MAR	Missing At Random. Missingness depends on other observed variables but not the missing value itself. MI handles this correctly. Your dissertation scenario.
MNAR	Missing Not At Random. Missingness depends on the unobserved value (e.g. high aggressors don't disclose aggression). Most dangerous. MI doesn't fully solve this — requires sensitivity analysis.

Chapter 10

Quick Reference

What technique for what question?

Question	Technique	Key Output
Are two group means different?	Independent t-test	t, p, Cohen's d
Do these items measure the same thing?	Cronbach's alpha / CR	α, CR (>.70 good)
How are two variables related?	Pearson correlation	r, r², p-value
Predict Y from one X	Simple regression	β, R², F, p
Predict Y from multiple X, control covariates	Multiple regression	β, R², ΔR²
Test blocks of predictors sequentially	Hierarchical regression	ΔR², F-change, p
Test whole theoretical model with latent variables	PLS-SEM	β, R², AVE, HTMT, f²
Confirm scale factor structure	CFA	Factor loadings, fit indices
Find natural groups of participants	K-means clustering	Cluster membership, silhouette
Handle missing data properly	Multiple imputation	Pooled estimates, Rubin's Rules

Statistics is not mathematics.
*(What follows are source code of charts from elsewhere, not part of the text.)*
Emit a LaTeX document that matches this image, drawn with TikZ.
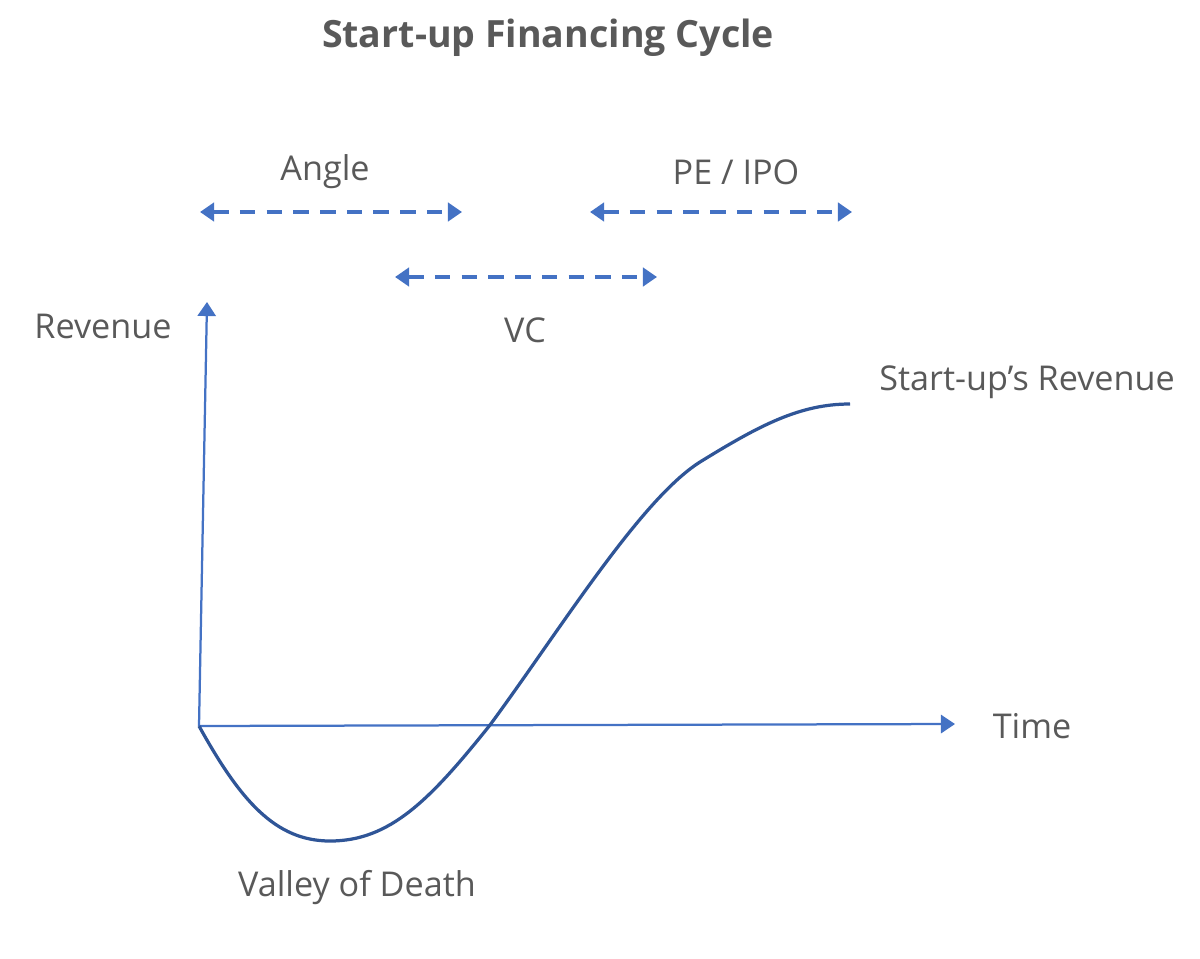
\documentclass[tikz,border=0pt]{standalone}
\usepackage{fontspec}
\setmainfont{Open Sans}
\usetikzlibrary{arrows.meta}
\definecolor{txt}{HTML}{595959}
\definecolor{axis}{HTML}{4472C4}
\definecolor{curve}{HTML}{2F5597}
\begin{document}
\begin{tikzpicture}[x=0.025cm,y=-0.025cm,
  lbl/.style={text=txt,font=\fontsize{24.3}{28}\selectfont,inner sep=0pt},
  ttl/.style={text=txt,font=\fontsize{26.7}{30}\selectfont\bfseries,inner sep=0pt},
  axisline/.style={draw=axis,line width=1.6pt,-{Triangle[length=10pt,width=13pt]}},
  spanarrow/.style={draw=axis,line width=2.6pt,dash pattern=on 11pt off 8pt,
    {Triangle[length=10pt,width=13pt]}-{Triangle[length=10pt,width=13pt]}},
  revcurve/.style={draw=curve,line width=2.3pt}]
\useasboundingbox (0,0) rectangle (1200,958);
% title
\node[ttl] (title) at (548,38) {Start-up Financing Cycle};
% ranges
\coordinate (a1) at (200,212); \coordinate (a2) at (462,212);
\coordinate (p1) at (590,212); \coordinate (p2) at (852,212);
\coordinate (v1) at (395,277); \coordinate (v2) at (657,277);
\draw[spanarrow] (a1) -- (a2);
\draw[spanarrow] (p1) -- (p2);
\draw[spanarrow] (v1) -- (v2);
\node[lbl] (angle) at (325,172) {Angle};
\node[lbl] (pe) at (736,172) {PE / IPO};
\node[lbl] (vc) at (525,330) {VC};
% axes
\coordinate (o) at (199,726);
\coordinate (ytop) at (207,302);
\coordinate (xend) at (955,724);
\draw[axisline] (o) -- (ytop);
\draw[axisline] (o) -- (xend);
\node[lbl] (rev) at (103,326) {Revenue};
\node[lbl] (time) at (1032,726) {Time};
% curve
\coordinate (cend) at (850,404);
\draw[revcurve] (o) .. controls (240,800) and (275,841) .. (330,841)
  .. controls (390,841) and (430,800) .. (490,725)
  .. controls (560,630) and (640,500) .. (700,462)
  .. controls (760,425) and (800,404) .. (cend);
\node[lbl] (vod) at (357,888) {Valley of Death};
\node[lbl,anchor=west] (srev) at (879,382) {Start-up’s Revenue};
\end{tikzpicture}
\end{document}
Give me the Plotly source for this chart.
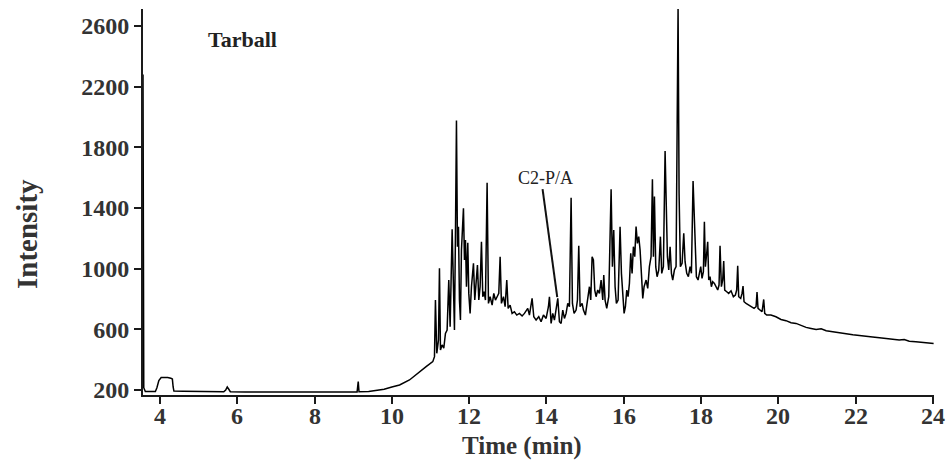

It's an argument structure. Every number — an R², a p-value, a path coefficient — is a move in a rhetorical game you're playing with your reader: convincing them that your conclusions follow defensibly from your data.

The mastery isn't in computing the numbers. It's in knowing which argument you're trying to make, choosing the technique that makes that argument honestly, and being clear about what you can and cannot conclude.

You already have that understanding. This document just gives you the vocabulary to express it precisely.